* BEGIN *
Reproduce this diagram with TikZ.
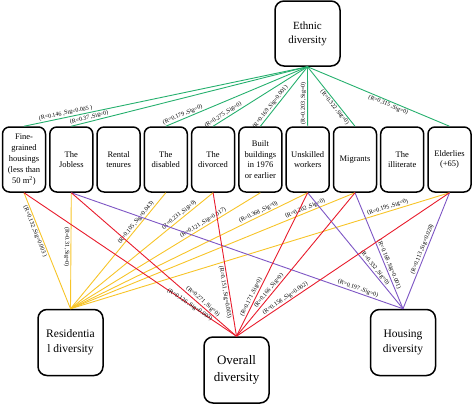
\documentclass[tikz,border=0pt]{standalone}
\usepackage{fontspec}
\setmainfont{Liberation Serif}
\definecolor{cgreen}{RGB}{38,176,110}
\definecolor{cyellow}{RGB}{247,196,40}
\definecolor{cred}{RGB}{232,28,44}
\definecolor{cpurple}{RGB}{126,86,196}
\begin{document}
\begin{tikzpicture}[x=1pt,y=-1pt,
  box/.style={draw, line width=1.5pt, rounded corners=7pt, align=center, inner sep=0pt, fill=white},
  topbox/.style={box, minimum width=43pt, minimum height=65pt, font=\fontsize{8.5}{10.8}\selectfont},
  bigbox/.style={box, rounded corners=9pt, minimum width=65pt, minimum height=66pt},
  lab/.style={font=\fontsize{6}{7}\selectfont, sloped, inner sep=1pt},
  gl/.style={draw=cgreen, line width=0.9pt},
  yl/.style={draw=cyellow, line width=0.9pt},
  rl/.style={draw=cred, line width=0.9pt},
  pl/.style={draw=cpurple, line width=0.9pt}]
\useasboundingbox (0,0) rectangle (474,405);

% nodes
\node[bigbox, minimum height=65pt, font=\fontsize{11}{14}\selectfont] (eth) at (307.5,33.5) {Ethnic\\diversity};
\node[topbox] (b1) at (24,159.5) {Fine-\\grained\\housings\\(less than\\50 m\textsuperscript{2})};
\node[topbox] (b2) at (71.3,159.5) {The\\Jobless};
\node[topbox] (b3) at (118.6,159.5) {Rental\\tenures};
\node[topbox] (b4) at (165.8,159.5) {The\\disabled};
\node[topbox] (b5) at (213.1,159.5) {The\\divorced};
\node[topbox] (b6) at (260.4,159.5) {Built\\buildings\\in 1976\\or earlier};
\node[topbox] (b7) at (307.7,159.5) {Unskilled\\workers};
\node[topbox] (b8) at (355,159.5) {Migrants};
\node[topbox] (b9) at (402.2,159.5) {The\\illiterate};
\node[topbox] (b10) at (449.5,159.5) {Elderlies\\(+65)};
\node[bigbox, font=\fontsize{11.5}{15}\selectfont] (res) at (70.5,342.5) {Residentia\\l diversity};
\node[bigbox, font=\fontsize{13}{17}\selectfont] (ov) at (236.5,370) {Overall\\diversity};
\node[bigbox, font=\fontsize{11.5}{15}\selectfont] (hou) at (403,342.5) {Housing\\diversity};

% green connectors
\draw[gl] (eth.south) -- node[lab, pos=0.85, above] {(R=0.146 ,Sig=0.005 )} (b1.north);
\draw[gl] (eth.south) -- node[lab, pos=0.92, above] {(R=0.37 ,Sig=0)} (b2.north);
\draw[gl] (eth.south) -- node[lab, pos=0.87, above] {(R=0.179 ,Sig=0)} (b4.north);
\draw[gl] (eth.south) -- node[lab, pos=0.87, above] {(R=0.275 ,Sig=0)} (b5.north);
\draw[gl] (eth.south) -- node[lab, pos=0.72, above] {(R=0.169 ,Sig=0.001)} (b6.north);
\draw[gl] (b7.north) -- node[lab, pos=0.38, above, allow upside down] {(R=0.203 ,Sig=0)} (eth.south);
\draw[gl] (eth.south) -- node[lab, pos=0.64, below] {(R=0.322 ,Sig=0)} (b8.north);
\draw[gl] (eth.south) -- node[lab, pos=0.58, below] {(R=0.315 ,Sig=0)} (b10.north);

% yellow connectors (residential)
\draw[yl] (b1.south) -- node[lab, pos=0.32, below] {(R=0.132 ,Sig=0.003 )} (res.north);
\draw[yl] (b2.south) -- node[lab, pos=0.47, below, allow upside down] {(R=0.31 ,Sig=0)} (res.north);
\draw[yl] (b4.south) -- node[lab, pos=0.28, above] {(R=0.105 ,Sig=0.043)} (res.north);
\draw[yl] (b5.south) -- node[lab, pos=0.22, above] {(R=0.231 ,Sig=0)} (res.north);
\draw[yl] (b6.south) -- node[lab, pos=0.29, above] {(R=0.121 ,Sig=0.017)} (res.north);
\draw[yl] (b7.south) -- node[lab, pos=0.2, above] {(R=0.368 ,Sig=0)} (res.north);
\draw[yl] (b8.south) -- node[lab, pos=0.17, above] {(R=0.202 ,Sig=0)} (res.north);
\draw[yl] (b10.south) -- node[lab, pos=0.16, above] {(R=0.195 ,Sig=0)} (res.north);

% purple connectors (housing)
\draw[pl] (b2.south) -- node[lab, pos=0.86, above] {(R=0.197 ,Sig=0)} (hou.north);
\draw[pl] (b7.south) -- node[lab, pos=0.67, above] {(R=0.332 ,Sig=0)} (hou.north);
\draw[pl] (b8.south) -- node[lab, pos=0.63, above] {(R=0.168 ,Sig=0.001)} (hou.north);
\draw[pl] (b10.south) -- node[lab, pos=0.5, above] {(R=0.113 ,Sig=0.028)} (hou.north);

% red connectors (overall)
\draw[rl] (b1.south) -- node[lab, pos=0.78] {(R=0.126 ,Sig=0.003)} (ov.north);
\draw[rl] (b2.south) -- node[lab, pos=0.78, above] {(R=0.271 ,Sig=0)} (ov.north);
\draw[rl] (b5.south) -- node[lab, pos=0.69, below] {(R=0.151 ,Sig=0.003)} (ov.north);
\draw[rl] (b7.south) -- node[lab, pos=0.74, above] {(R=0.171 ,Sig=0)} (ov.north);
\draw[rl] (b8.south) -- node[lab, pos=0.70, above] {(R=0.166 ,Sig=0)} (ov.north);
\draw[rl] (b10.south) -- node[lab, pos=0.76, above] {(R=0.158 ,Sig=0.002)} (ov.north);
\end{tikzpicture}
\end{document}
* END *
THE REQUEST ▸ Write out each line of the data exactly; the images should be left out.

TASK SOLUTION ▸
Reproduce this diagram with TikZ.
\documentclass[tikz,border=0pt]{standalone}
\usepackage{fontspec}
\setmainfont{Liberation Serif}
\definecolor{cgreen}{RGB}{38,176,110}
\definecolor{cyellow}{RGB}{247,196,40}
\definecolor{cred}{RGB}{232,28,44}
\definecolor{cpurple}{RGB}{126,86,196}
\begin{document}
\begin{tikzpicture}[x=1pt,y=-1pt,
  box/.style={draw, line width=1.5pt, rounded corners=7pt, align=center, inner sep=0pt, fill=white},
  topbox/.style={box, minimum width=43pt, minimum height=65pt, font=\fontsize{8.5}{10.8}\selectfont},
  bigbox/.style={box, rounded corners=9pt, minimum width=65pt, minimum height=66pt},
  lab/.style={font=\fontsize{6}{7}\selectfont, sloped, inner sep=1pt},
  gl/.style={draw=cgreen, line width=0.9pt},
  yl/.style={draw=cyellow, line width=0.9pt},
  rl/.style={draw=cred, line width=0.9pt},
  pl/.style={draw=cpurple, line width=0.9pt}]
\useasboundingbox (0,0) rectangle (474,405);

% nodes
\node[bigbox, minimum height=65pt, font=\fontsize{11}{14}\selectfont] (eth) at (307.5,33.5) {Ethnic\\diversity};
\node[topbox] (b1) at (24,159.5) {Fine-\\grained\\housings\\(less than\\50 m\textsuperscript{2})};
\node[topbox] (b2) at (71.3,159.5) {The\\Jobless};
\node[topbox] (b3) at (118.6,159.5) {Rental\\tenures};
\node[topbox] (b4) at (165.8,159.5) {The\\disabled};
\node[topbox] (b5) at (213.1,159.5) {The\\divorced};
\node[topbox] (b6) at (260.4,159.5) {Built\\buildings\\in 1976\\or earlier};
\node[topbox] (b7) at (307.7,159.5) {Unskilled\\workers};
\node[topbox] (b8) at (355,159.5) {Migrants};
\node[topbox] (b9) at (402.2,159.5) {The\\illiterate};
\node[topbox] (b10) at (449.5,159.5) {Elderlies\\(+65)};
\node[bigbox, font=\fontsize{11.5}{15}\selectfont] (res) at (70.5,342.5) {Residentia\\l diversity};
\node[bigbox, font=\fontsize{13}{17}\selectfont] (ov) at (236.5,370) {Overall\\diversity};
\node[bigbox, font=\fontsize{11.5}{15}\selectfont] (hou) at (403,342.5) {Housing\\diversity};

% green connectors
\draw[gl] (eth.south) -- node[lab, pos=0.85, above] {(R=0.146 ,Sig=0.005 )} (b1.north);
\draw[gl] (eth.south) -- node[lab, pos=0.92, above] {(R=0.37 ,Sig=0)} (b2.north);
\draw[gl] (eth.south) -- node[lab, pos=0.87, above] {(R=0.179 ,Sig=0)} (b4.north);
\draw[gl] (eth.south) -- node[lab, pos=0.87, above] {(R=0.275 ,Sig=0)} (b5.north);
\draw[gl] (eth.south) -- node[lab, pos=0.72, above] {(R=0.169 ,Sig=0.001)} (b6.north);
\draw[gl] (b7.north) -- node[lab, pos=0.38, above, allow upside down] {(R=0.203 ,Sig=0)} (eth.south);
\draw[gl] (eth.south) -- node[lab, pos=0.64, below] {(R=0.322 ,Sig=0)} (b8.north);
\draw[gl] (eth.south) -- node[lab, pos=0.58, below] {(R=0.315 ,Sig=0)} (b10.north);

% yellow connectors (residential)
\draw[yl] (b1.south) -- node[lab, pos=0.32, below] {(R=0.132 ,Sig=0.003 )} (res.north);
\draw[yl] (b2.south) -- node[lab, pos=0.47, below, allow upside down] {(R=0.31 ,Sig=0)} (res.north);
\draw[yl] (b4.south) -- node[lab, pos=0.28, above] {(R=0.105 ,Sig=0.043)} (res.north);
\draw[yl] (b5.south) -- node[lab, pos=0.22, above] {(R=0.231 ,Sig=0)} (res.north);
\draw[yl] (b6.south) -- node[lab, pos=0.29, above] {(R=0.121 ,Sig=0.017)} (res.north);
\draw[yl] (b7.south) -- node[lab, pos=0.2, above] {(R=0.368 ,Sig=0)} (res.north);
\draw[yl] (b8.south) -- node[lab, pos=0.17, above] {(R=0.202 ,Sig=0)} (res.north);
\draw[yl] (b10.south) -- node[lab, pos=0.16, above] {(R=0.195 ,Sig=0)} (res.north);

% purple connectors (housing)
\draw[pl] (b2.south) -- node[lab, pos=0.86, above] {(R=0.197 ,Sig=0)} (hou.north);
\draw[pl] (b7.south) -- node[lab, pos=0.67, above] {(R=0.332 ,Sig=0)} (hou.north);
\draw[pl] (b8.south) -- node[lab, pos=0.63, above] {(R=0.168 ,Sig=0.001)} (hou.north);
\draw[pl] (b10.south) -- node[lab, pos=0.5, above] {(R=0.113 ,Sig=0.028)} (hou.north);

% red connectors (overall)
\draw[rl] (b1.south) -- node[lab, pos=0.78] {(R=0.126 ,Sig=0.003)} (ov.north);
\draw[rl] (b2.south) -- node[lab, pos=0.78, above] {(R=0.271 ,Sig=0)} (ov.north);
\draw[rl] (b5.south) -- node[lab, pos=0.69, below] {(R=0.151 ,Sig=0.003)} (ov.north);
\draw[rl] (b7.south) -- node[lab, pos=0.74, above] {(R=0.171 ,Sig=0)} (ov.north);
\draw[rl] (b8.south) -- node[lab, pos=0.70, above] {(R=0.166 ,Sig=0)} (ov.north);
\draw[rl] (b10.south) -- node[lab, pos=0.76, above] {(R=0.158 ,Sig=0.002)} (ov.north);
\end{tikzpicture}
\end{document}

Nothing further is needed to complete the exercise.